### GIVEN INSTRUCTION
Wherever the string "code" occurs in a line of these records, report that line.

### INPUT DATA
________________________
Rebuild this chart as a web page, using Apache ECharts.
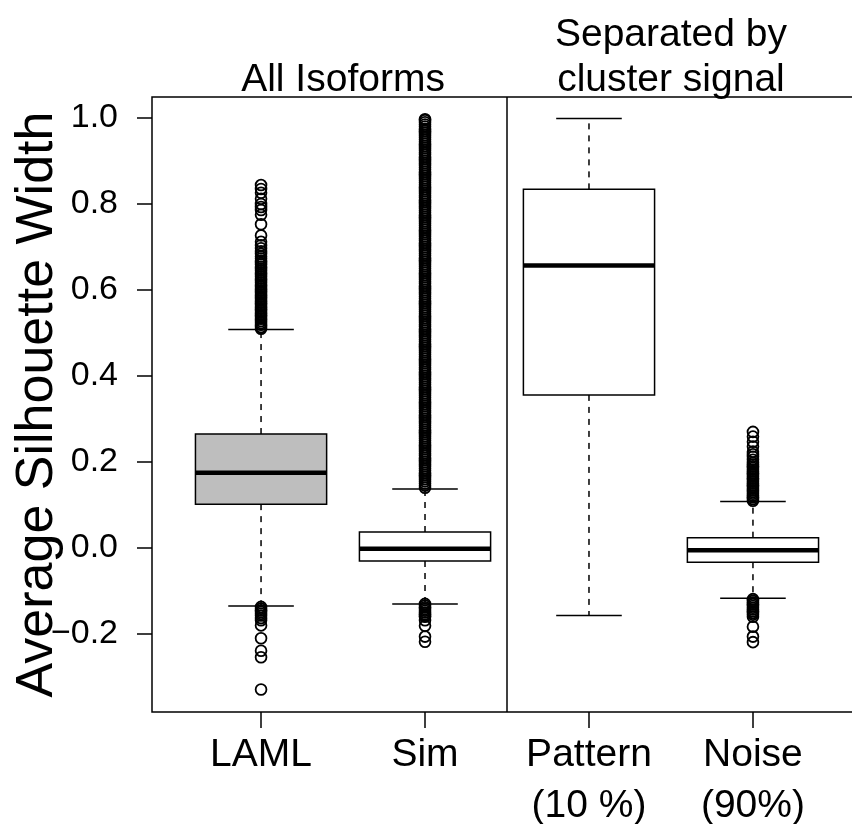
________________________
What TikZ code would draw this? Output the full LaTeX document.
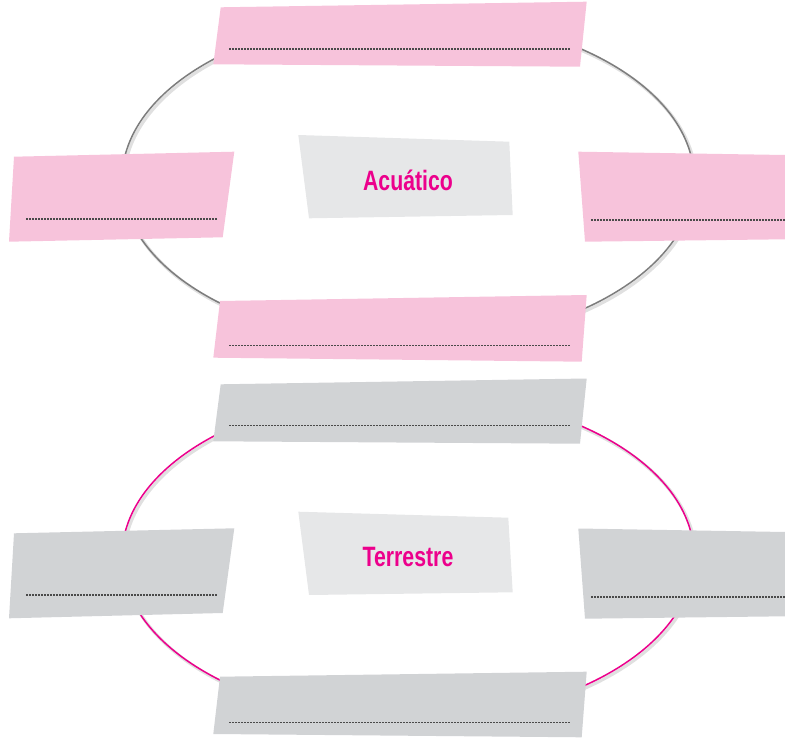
________________________
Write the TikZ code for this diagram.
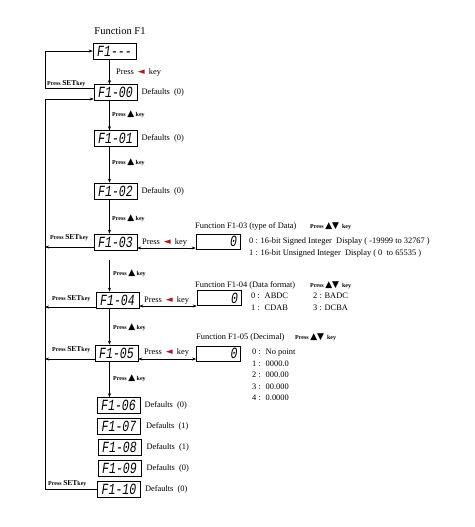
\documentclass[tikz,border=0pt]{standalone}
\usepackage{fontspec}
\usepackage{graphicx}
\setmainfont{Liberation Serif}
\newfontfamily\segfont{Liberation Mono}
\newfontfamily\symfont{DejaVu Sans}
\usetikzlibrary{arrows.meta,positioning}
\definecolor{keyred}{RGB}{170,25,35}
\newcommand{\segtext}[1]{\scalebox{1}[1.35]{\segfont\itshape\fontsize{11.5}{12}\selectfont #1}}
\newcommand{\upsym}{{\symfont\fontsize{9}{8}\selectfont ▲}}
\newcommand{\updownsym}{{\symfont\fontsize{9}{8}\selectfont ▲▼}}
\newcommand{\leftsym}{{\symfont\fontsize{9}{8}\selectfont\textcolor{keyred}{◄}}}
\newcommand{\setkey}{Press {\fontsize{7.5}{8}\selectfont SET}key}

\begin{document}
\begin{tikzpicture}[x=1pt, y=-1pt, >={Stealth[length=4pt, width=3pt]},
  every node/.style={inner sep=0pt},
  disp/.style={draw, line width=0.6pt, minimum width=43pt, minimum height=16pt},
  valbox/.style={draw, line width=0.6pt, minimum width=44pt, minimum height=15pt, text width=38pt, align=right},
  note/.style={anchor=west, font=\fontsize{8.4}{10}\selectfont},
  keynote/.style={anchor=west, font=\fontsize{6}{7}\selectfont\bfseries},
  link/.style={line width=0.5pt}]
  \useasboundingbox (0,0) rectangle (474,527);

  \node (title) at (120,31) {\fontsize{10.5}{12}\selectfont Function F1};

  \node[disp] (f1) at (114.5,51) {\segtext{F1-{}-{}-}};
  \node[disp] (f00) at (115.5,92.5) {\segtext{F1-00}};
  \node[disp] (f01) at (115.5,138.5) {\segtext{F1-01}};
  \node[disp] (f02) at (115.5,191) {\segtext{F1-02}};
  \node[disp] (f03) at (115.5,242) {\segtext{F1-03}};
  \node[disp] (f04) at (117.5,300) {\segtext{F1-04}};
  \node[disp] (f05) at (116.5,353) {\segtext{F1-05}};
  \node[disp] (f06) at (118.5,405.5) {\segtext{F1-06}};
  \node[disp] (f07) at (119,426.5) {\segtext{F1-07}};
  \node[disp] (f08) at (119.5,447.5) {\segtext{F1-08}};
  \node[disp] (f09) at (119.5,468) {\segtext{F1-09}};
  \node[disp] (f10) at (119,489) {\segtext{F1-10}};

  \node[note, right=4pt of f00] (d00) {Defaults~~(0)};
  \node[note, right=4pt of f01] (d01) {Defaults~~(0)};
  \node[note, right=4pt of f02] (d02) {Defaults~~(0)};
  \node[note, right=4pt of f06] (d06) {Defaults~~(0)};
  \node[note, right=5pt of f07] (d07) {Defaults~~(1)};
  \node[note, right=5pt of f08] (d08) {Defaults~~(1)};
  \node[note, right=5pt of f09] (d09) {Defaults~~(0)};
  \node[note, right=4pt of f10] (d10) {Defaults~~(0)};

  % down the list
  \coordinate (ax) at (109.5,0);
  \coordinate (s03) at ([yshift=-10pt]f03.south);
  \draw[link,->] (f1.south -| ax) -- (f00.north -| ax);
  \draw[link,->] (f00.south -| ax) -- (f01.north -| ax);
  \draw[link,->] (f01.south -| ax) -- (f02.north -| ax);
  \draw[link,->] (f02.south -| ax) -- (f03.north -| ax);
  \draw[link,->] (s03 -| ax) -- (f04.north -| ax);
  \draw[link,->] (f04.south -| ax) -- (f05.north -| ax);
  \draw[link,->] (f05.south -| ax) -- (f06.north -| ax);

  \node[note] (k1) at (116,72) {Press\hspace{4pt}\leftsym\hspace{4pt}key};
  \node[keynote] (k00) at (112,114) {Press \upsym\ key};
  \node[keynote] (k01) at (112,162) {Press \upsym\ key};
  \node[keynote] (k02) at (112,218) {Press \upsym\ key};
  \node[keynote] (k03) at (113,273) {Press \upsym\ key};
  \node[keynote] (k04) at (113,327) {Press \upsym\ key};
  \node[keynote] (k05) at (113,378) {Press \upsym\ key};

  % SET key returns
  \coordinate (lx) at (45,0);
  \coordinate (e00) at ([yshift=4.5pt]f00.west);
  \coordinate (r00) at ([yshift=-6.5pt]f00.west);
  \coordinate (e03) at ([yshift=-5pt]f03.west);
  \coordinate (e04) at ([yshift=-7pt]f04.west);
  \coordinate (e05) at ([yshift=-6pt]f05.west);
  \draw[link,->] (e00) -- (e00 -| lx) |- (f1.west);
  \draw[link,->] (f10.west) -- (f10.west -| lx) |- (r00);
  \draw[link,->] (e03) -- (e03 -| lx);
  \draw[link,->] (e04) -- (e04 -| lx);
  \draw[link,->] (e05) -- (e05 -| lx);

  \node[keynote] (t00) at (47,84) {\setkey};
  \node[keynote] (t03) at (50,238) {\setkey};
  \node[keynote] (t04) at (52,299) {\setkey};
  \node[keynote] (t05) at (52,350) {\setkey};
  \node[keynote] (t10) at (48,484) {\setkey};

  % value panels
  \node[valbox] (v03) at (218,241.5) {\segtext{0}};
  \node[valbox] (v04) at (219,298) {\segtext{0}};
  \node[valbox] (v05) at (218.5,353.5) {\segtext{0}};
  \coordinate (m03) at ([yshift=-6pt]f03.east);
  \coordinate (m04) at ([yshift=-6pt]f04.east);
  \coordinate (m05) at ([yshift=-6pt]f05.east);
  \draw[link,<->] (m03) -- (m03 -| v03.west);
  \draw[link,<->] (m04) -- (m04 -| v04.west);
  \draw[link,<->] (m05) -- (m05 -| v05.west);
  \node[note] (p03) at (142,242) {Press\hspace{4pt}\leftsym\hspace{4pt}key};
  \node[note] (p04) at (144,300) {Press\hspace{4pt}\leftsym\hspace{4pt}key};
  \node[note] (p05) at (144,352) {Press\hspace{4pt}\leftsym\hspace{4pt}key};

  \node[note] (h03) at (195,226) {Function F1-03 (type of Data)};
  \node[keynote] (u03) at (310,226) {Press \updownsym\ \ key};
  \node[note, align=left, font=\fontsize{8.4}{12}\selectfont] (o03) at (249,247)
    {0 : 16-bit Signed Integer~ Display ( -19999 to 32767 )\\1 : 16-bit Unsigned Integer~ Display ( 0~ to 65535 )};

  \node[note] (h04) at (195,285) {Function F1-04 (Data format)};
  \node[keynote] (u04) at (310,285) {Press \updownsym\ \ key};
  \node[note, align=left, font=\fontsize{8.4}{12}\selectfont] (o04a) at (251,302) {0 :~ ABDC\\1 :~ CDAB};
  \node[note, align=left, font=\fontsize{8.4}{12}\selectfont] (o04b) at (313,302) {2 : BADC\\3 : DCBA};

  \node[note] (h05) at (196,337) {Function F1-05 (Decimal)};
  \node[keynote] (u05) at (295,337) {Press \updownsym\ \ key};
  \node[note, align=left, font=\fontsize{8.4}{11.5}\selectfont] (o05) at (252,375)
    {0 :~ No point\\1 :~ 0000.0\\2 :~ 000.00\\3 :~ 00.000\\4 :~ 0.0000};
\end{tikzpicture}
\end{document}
________________________
### ANSWER TO THE TASK
What TikZ code would draw this? Output the full LaTeX document.
Write the TikZ code for this diagram.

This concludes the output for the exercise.